First, what kinds of post-processing on the data should I do to make it easiest to visualize? Drawing the raw network of points and edges can be very difficult for people to visually untangle, and some sort of better representation might make it possible for people to quickly understand more complex walkable areas at a glance.

Second, how can I improve the sampling patterns around boundaries to ensure that I find the most number of holes? Are there good methods for characterizing the ways in which shapes fall into a lattice, and are there good tessellation schemes that maximize the chances of intersecting and passing through these shapes?

Third, are regular sampling patterns or randomized sampling patterns better for filling spaces?

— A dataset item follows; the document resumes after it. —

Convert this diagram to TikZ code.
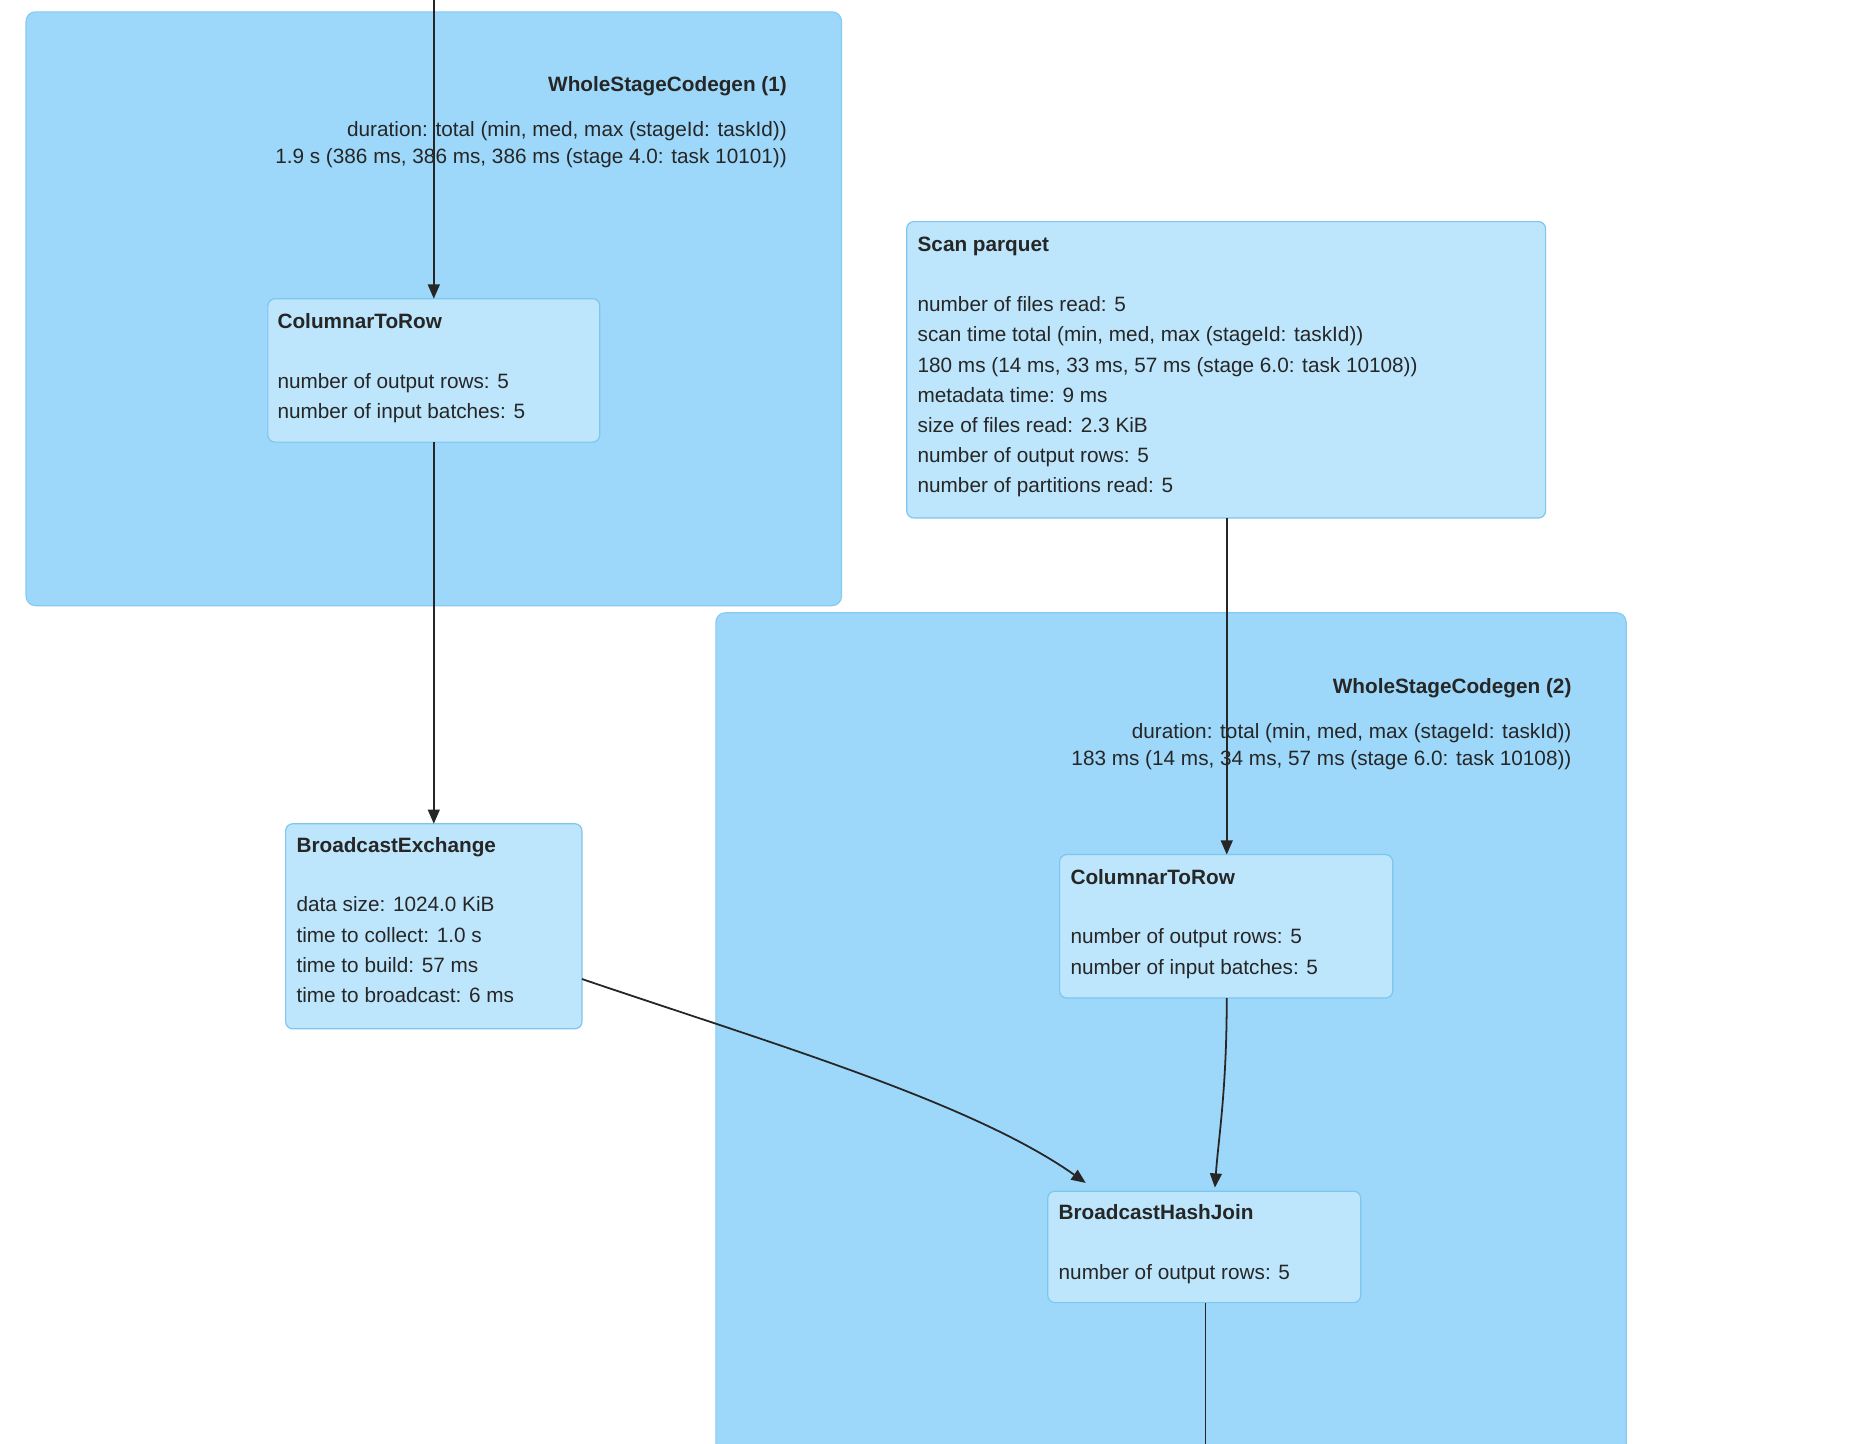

I could easily modify the target point selection criteria to produce randomized patterns, but it’s not clear if this is worthwhile or, if it is, what kind of randomized patterns would be best.

Fourth, what other information would we like to get from our walkable area maps, now that we can build them? For example, it would be a straightforward extension of the existing system to do things like pathfinding or distance mapping, where a user could pick a point and ask for the shortest path between it and some other point, or to see a heat map of the distance between that point and all other points in the map. Are queries like this useful? What other queries might be?

For now, the walkable area visualizations we’re already getting from Walk Monster are more than enough to show us that the player movement code is pretty broken. I had planned to move on to creating a system for overnight testing via the user input method, but it seems clear that we already have enough problems to fix that there’s no need for that yet. So my next order of business, before improving these tools any further, will be to see what I can do to make the player movement code more robust. While I’m at it, I’d also like to see if I can get it an order of magnitude faster or two, because currently, the thing that slows down Walk Monster rather severely is the slow speed of the collision system.

With luck, I’ll report back soon in another installment on how that work is going.